■ EXERCISE OBJECTIVE ■
Copy out the whole listing exactly as written, leaving the pictures behind.
—————
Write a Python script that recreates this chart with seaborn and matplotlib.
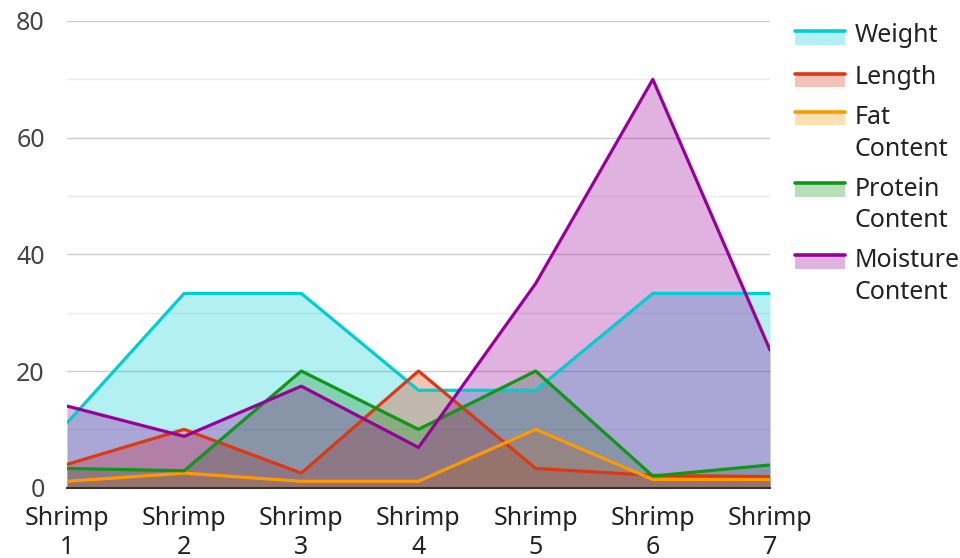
import matplotlib
matplotlib.use("Agg")
import matplotlib.pyplot as plt
from matplotlib.legend_handler import HandlerBase
from matplotlib.patches import Rectangle
from matplotlib.lines import Line2D
from matplotlib.ticker import MultipleLocator
import seaborn as sns
import pandas as pd

categories = ["Shrimp\n1", "Shrimp\n2", "Shrimp\n3", "Shrimp\n4", "Shrimp\n5", "Shrimp\n6", "Shrimp\n7"]
weight = [11.1, 33.3, 33.3, 16.7, 16.7, 33.3, 33.3]
length = [4.0, 10.0, 2.5, 20.0, 3.3, 2.1, 1.9]
fat = [1.1, 2.5, 1.1, 1.1, 10.0, 1.4, 1.4]
protein = [3.3, 2.9, 20.0, 10.0, 20.0, 2.0, 3.9]
moisture = [14.0, 8.8, 17.4, 6.9, 35.0, 70.0, 23.6]

series_names = ["Weight", "Length", "Fat\nContent", "Protein\nContent", "Moisture\nContent"]
series_values = [weight, length, fat, protein, moisture]
colors = ["#00CED1", "#DC3912", "#FF9900", "#109618", "#990099"]

rows = []
for name, vals in zip(series_names, series_values):
    for i, v in enumerate(vals):
        rows.append({"x": i, "value": v, "series": name})
df = pd.DataFrame(rows)

sns.set_style("white")
plt.rcParams["font.family"] = ["Noto Sans", "DejaVu Sans"]
FS = 18

fig = plt.figure(figsize=(9.6, 5.58), dpi=100)
ax = fig.add_axes([67 / 960, 1 - 487.7 / 558, (770 - 67) / 960, (487.7 - 21) / 558])

for name, vals, c in zip(series_names, series_values, colors):
    ax.fill_between(range(len(vals)), 0, vals, color=c, alpha=0.3, linewidth=0, zorder=2)

sns.lineplot(data=df, x="x", y="value", hue="series", palette=colors,
             hue_order=series_names, linewidth=2.3, ax=ax, legend=False, zorder=3)

ax.set_xlim(0, len(categories) - 1)
ax.set_ylim(0, 80)
ax.set_xticks(range(len(categories)))
ax.set_xticklabels(categories)
ax.yaxis.set_major_locator(MultipleLocator(20))
ax.yaxis.set_minor_locator(MultipleLocator(10))
ax.grid(True, which="major", axis="y", color="#cccccc", linewidth=1, zorder=0)
ax.grid(True, which="minor", axis="y", color="#ebebeb", linewidth=1, zorder=0)
ax.set_axisbelow(True)
ax.set_xlabel("")
ax.set_ylabel("")
for s in ["top", "right", "left"]:
    ax.spines[s].set_visible(False)
ax.spines["bottom"].set_color("#333333")
ax.spines["bottom"].set_linewidth(1.5)
ax.spines["bottom"].set_zorder(4)
ax.tick_params(axis="y", which="both", length=0, pad=16, labelsize=FS, labelcolor="#444444")
ax.tick_params(axis="x", length=0, pad=13, labelsize=FS, labelcolor="#222222")


class AreaHandler(HandlerBase):
    def __init__(self, color, nlines):
        super().__init__()
        self.color = color
        self.nlines = nlines

    def create_artists(self, legend, orig_handle, xdescent, ydescent, width, height, fontsize, trans):
        h = 10.0
        y0 = -ydescent + 1.0 + (self.nlines - 1) * 15.0
        r = Rectangle((-xdescent, y0), width, h, facecolor=self.color, alpha=0.3,
                      linewidth=0, transform=trans)
        l = Line2D([-xdescent, -xdescent + width], [y0 + h, y0 + h],
                   color=self.color, linewidth=2.6, transform=trans)
        return [r, l]


handles = [Rectangle((0, 0), 1, 1) for _ in series_names]
hmap = {h: AreaHandler(c, n.count("\n") + 1) for h, c, n in zip(handles, colors, series_names)}
leg = fig.legend(handles, series_names, handler_map=hmap, loc="upper left",
                 bbox_to_anchor=(785 / 960, 1 - 10 / 558), frameon=False, fontsize=FS,
                 handlelength=2.0, handleheight=1.24, handletextpad=0.4, labelspacing=0.6,
                 borderaxespad=0)
for t in leg.get_texts():
    t.set_color("#222222")
    t.set_linespacing(1.35)

fig.savefig("out.png", dpi=100)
—————
■ ANSWER FOR THE TASK ■
Write a Python script that recreates this chart with seaborn and matplotlib.
import matplotlib
matplotlib.use("Agg")
import matplotlib.pyplot as plt
from matplotlib.legend_handler import HandlerBase
from matplotlib.patches import Rectangle
from matplotlib.lines import Line2D
from matplotlib.ticker import MultipleLocator
import seaborn as sns
import pandas as pd

categories = ["Shrimp\n1", "Shrimp\n2", "Shrimp\n3", "Shrimp\n4", "Shrimp\n5", "Shrimp\n6", "Shrimp\n7"]
weight = [11.1, 33.3, 33.3, 16.7, 16.7, 33.3, 33.3]
length = [4.0, 10.0, 2.5, 20.0, 3.3, 2.1, 1.9]
fat = [1.1, 2.5, 1.1, 1.1, 10.0, 1.4, 1.4]
protein = [3.3, 2.9, 20.0, 10.0, 20.0, 2.0, 3.9]
moisture = [14.0, 8.8, 17.4, 6.9, 35.0, 70.0, 23.6]

series_names = ["Weight", "Length", "Fat\nContent", "Protein\nContent", "Moisture\nContent"]
series_values = [weight, length, fat, protein, moisture]
colors = ["#00CED1", "#DC3912", "#FF9900", "#109618", "#990099"]

rows = []
for name, vals in zip(series_names, series_values):
    for i, v in enumerate(vals):
        rows.append({"x": i, "value": v, "series": name})
df = pd.DataFrame(rows)

sns.set_style("white")
plt.rcParams["font.family"] = ["Noto Sans", "DejaVu Sans"]
FS = 18

fig = plt.figure(figsize=(9.6, 5.58), dpi=100)
ax = fig.add_axes([67 / 960, 1 - 487.7 / 558, (770 - 67) / 960, (487.7 - 21) / 558])

for name, vals, c in zip(series_names, series_values, colors):
    ax.fill_between(range(len(vals)), 0, vals, color=c, alpha=0.3, linewidth=0, zorder=2)

sns.lineplot(data=df, x="x", y="value", hue="series", palette=colors,
             hue_order=series_names, linewidth=2.3, ax=ax, legend=False, zorder=3)

ax.set_xlim(0, len(categories) - 1)
ax.set_ylim(0, 80)
ax.set_xticks(range(len(categories)))
ax.set_xticklabels(categories)
ax.yaxis.set_major_locator(MultipleLocator(20))
ax.yaxis.set_minor_locator(MultipleLocator(10))
ax.grid(True, which="major", axis="y", color="#cccccc", linewidth=1, zorder=0)
ax.grid(True, which="minor", axis="y", color="#ebebeb", linewidth=1, zorder=0)
ax.set_axisbelow(True)
ax.set_xlabel("")
ax.set_ylabel("")
for s in ["top", "right", "left"]:
    ax.spines[s].set_visible(False)
ax.spines["bottom"].set_color("#333333")
ax.spines["bottom"].set_linewidth(1.5)
ax.spines["bottom"].set_zorder(4)
ax.tick_params(axis="y", which="both", length=0, pad=16, labelsize=FS, labelcolor="#444444")
ax.tick_params(axis="x", length=0, pad=13, labelsize=FS, labelcolor="#222222")


class AreaHandler(HandlerBase):
    def __init__(self, color, nlines):
        super().__init__()
        self.color = color
        self.nlines = nlines

    def create_artists(self, legend, orig_handle, xdescent, ydescent, width, height, fontsize, trans):
        h = 10.0
        y0 = -ydescent + 1.0 + (self.nlines - 1) * 15.0
        r = Rectangle((-xdescent, y0), width, h, facecolor=self.color, alpha=0.3,
                      linewidth=0, transform=trans)
        l = Line2D([-xdescent, -xdescent + width], [y0 + h, y0 + h],
                   color=self.color, linewidth=2.6, transform=trans)
        return [r, l]


handles = [Rectangle((0, 0), 1, 1) for _ in series_names]
hmap = {h: AreaHandler(c, n.count("\n") + 1) for h, c, n in zip(handles, colors, series_names)}
leg = fig.legend(handles, series_names, handler_map=hmap, loc="upper left",
                 bbox_to_anchor=(785 / 960, 1 - 10 / 558), frameon=False, fontsize=FS,
                 handlelength=2.0, handleheight=1.24, handletextpad=0.4, labelspacing=0.6,
                 borderaxespad=0)
for t in leg.get_texts():
    t.set_color("#222222")
    t.set_linespacing(1.35)

fig.savefig("out.png", dpi=100)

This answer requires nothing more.